Investors lost over $150,000 before the Arizona Corporation Commission shut down the boiler-room in September1997 after a few months of operation. However, Ashpole moved his operations, continuing to telemarket stock from Texas and Florida. The Arizona state grand jury indicted him in February 1998. While out on bond following the indictment, Ashpole was arrested in September 1998 for making more stock sales back in Arizona. Since that time, Ashpole was jailed until his March 1999 trial, where jurors convicted him on all counts.

At trial the state produced evidence that Black Diamond did not qualify to be listed on NASDAQ, nor did Black Diamond own full rights to the mining property. Investors had not been told about Black Diamond's earlier failure to produce any economically viable quantities of gold. A state's accountant testified that Ashpole used most of the investor money for personal expenses, and to operate the boiler-room in north Phoenix to sell the stock.

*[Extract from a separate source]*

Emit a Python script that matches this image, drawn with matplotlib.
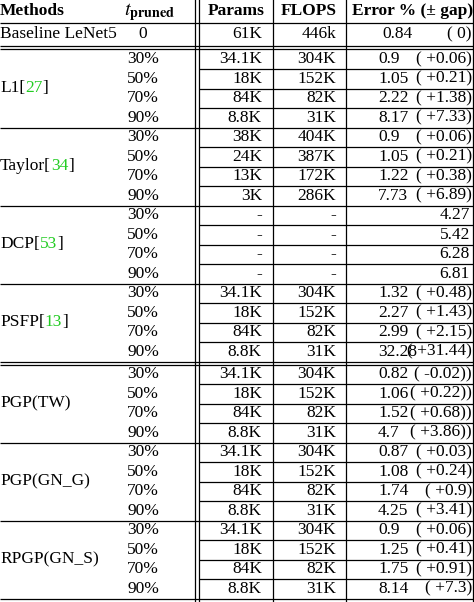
import matplotlib
matplotlib.use("Agg")
import matplotlib.pyplot as plt

methods = [("L1[", "27", "]"), ("Taylor[", "34", "]"), ("DCP[", "53", "]"),
           ("PSFP[", "13", "]"), ("PGP(TW)", "", ""), ("PGP(GN_G)", "", ""),
           ("RPGP(GN_S)", "", "")]
rates = ["30%", "50%", "70%", "90%"]
params = [["34.1K", "18K", "84K", "8.8K"], ["38K", "24K", "13K", "3K"], ["-", "-", "-", "-"],
          ["34.1K", "18K", "84K", "8.8K"], ["34.1K", "18K", "84K", "8.8K"],
          ["34.1K", "18K", "84K", "8.8K"], ["34.1K", "18K", "84K", "8.8K"]]
flops = [["304K", "152K", "82K", "31K"], ["404K", "387K", "172K", "286K"], ["-", "-", "-", "-"],
         ["304K", "152K", "82K", "31K"], ["304K", "152K", "82K", "31K"],
         ["304K", "152K", "82K", "31K"], ["304K", "152K", "82K", "31K"]]
errors = [["0.9", "1.05", "2.22", "8.17"], ["0.9", "1.05", "1.22", "7.73"],
          ["4.27", "5.42", "6.28", "6.81"], ["1.32", "2.27", "2.99", "32.28"],
          ["0.82", "1.06", "1.52", "4.7"], ["0.87", "1.08", "1.74", "4.25"],
          ["0.9", "1.25", "1.75", "8.14"]]
gaps = [["( +0.06)", "( +0.21)", "( +1.38)", "( +7.33)"],
        ["( +0.06)", "( +0.21)", "( +0.38)", "( +6.89)"],
        ["", "", "", ""],
        ["( +0.48)", "( +1.43)", "( +2.15)", "( +31.44)"],
        ["( -0.02))", "( +0.22))", "( +0.68))", "( +3.86))"],
        ["( +0.03)", "( +0.24)", "( +0.9)", "( +3.41)"],
        ["( +0.06)", "( +0.41)", "( +0.91)", "( +7.3)"]]
baseline = ["Baseline LeNet5", "0", "61K", "446k", "0.84", "( 0)"]

W, H = 474, 602
plt.rcParams["font.family"] = ["Liberation Serif", "DejaVu Serif"]
plt.rcParams["mathtext.fontset"] = "stix"
fig = plt.figure(figsize=(W / 100, H / 100), dpi=100)
ax = fig.add_axes([0, 0, 1, 1])
ax.set_xlim(0, W); ax.set_ylim(H, 0); ax.axis("off")
FS = 12.5
lw = 0.9

def hl(y, x0=0, x1=W):
    ax.plot([x0, x1], [y, y], color="black", lw=lw, solid_capstyle="butt")

def txt(x, y, s, ha="left", fontsize=FS, **kw):
    return ax.text(x, y, s, ha=ha, va="center", fontsize=fontsize, **kw)

# header
yh = 11
txt(0, yh, "Methods", weight="bold")
txt(150, yh + 1, r"$t_{\mathbf{pruned}}$", ha="center", fontsize=FS + 2)
txt(236, yh, "Params", ha="center", weight="bold")
txt(309, yh, "FLOPS", ha="center", weight="bold")
txt(473, yh, "Error % (± gap)", ha="right", weight="bold")
hl(23)

# baseline row
yb = 34
txt(0, yb, baseline[0]); txt(143, yb, baseline[1], ha="center")
txt(262, yb, baseline[2], ha="right"); txt(336, yb, baseline[3], ha="right")
txt(382, yb, baseline[4]); txt(472, yb, baseline[5], ha="right")
hl(46); hl(49)

fig.canvas.draw()
renderer = fig.canvas.get_renderer()
pitch = 19.5
y = 49.5
for g, m in enumerate(methods):
    top = y
    # method label with green citation
    x = 0
    ym = top + 2 * pitch
    for part, col in zip(m, ["black", "#22cc22", "black"]):
        if not part:
            continue
        t = txt(x, ym, part, color=col)
        bb = t.get_window_extent(renderer)
        x += bb.width
    for r in range(4):
        yc = top + (r + 0.5) * pitch
        txt(143, yc, rates[r], ha="center")
        txt(262, yc, params[g][r], ha="right")
        txt(336, yc, flops[g][r], ha="right")
        if gaps[g][r]:
            txt(378, yc, errors[g][r])
            txt(472, yc, gaps[g][r], ha="right")
        else:
            txt(470, yc, errors[g][r], ha="right")
        if r < 3:
            hl(top + (r + 1) * pitch, 199, W)
    y = top + 4 * pitch
    hl(y)
    if g == 3:
        y += 3
        hl(y)

# vertical lines
for xv in [195, 199, 273, 346, 473]:
    ax.plot([xv, xv], [0, H], color="black", lw=lw)

fig.savefig("out.png", dpi=100)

The nine-year sentence imposed by judge David Cole will be followed by seven years probation along with 150 hours of community service.

Commissioner Tony West said, "This sentence is the kind of response necessary for a con artist who ignored the clear order of the Commission to cease and desist his activities, and went on to commit further crimes. Arizona will continue to protect its reputation as a good place to invest in business, by sending out a strong message to those criminals who would exploit its resources and its citizens."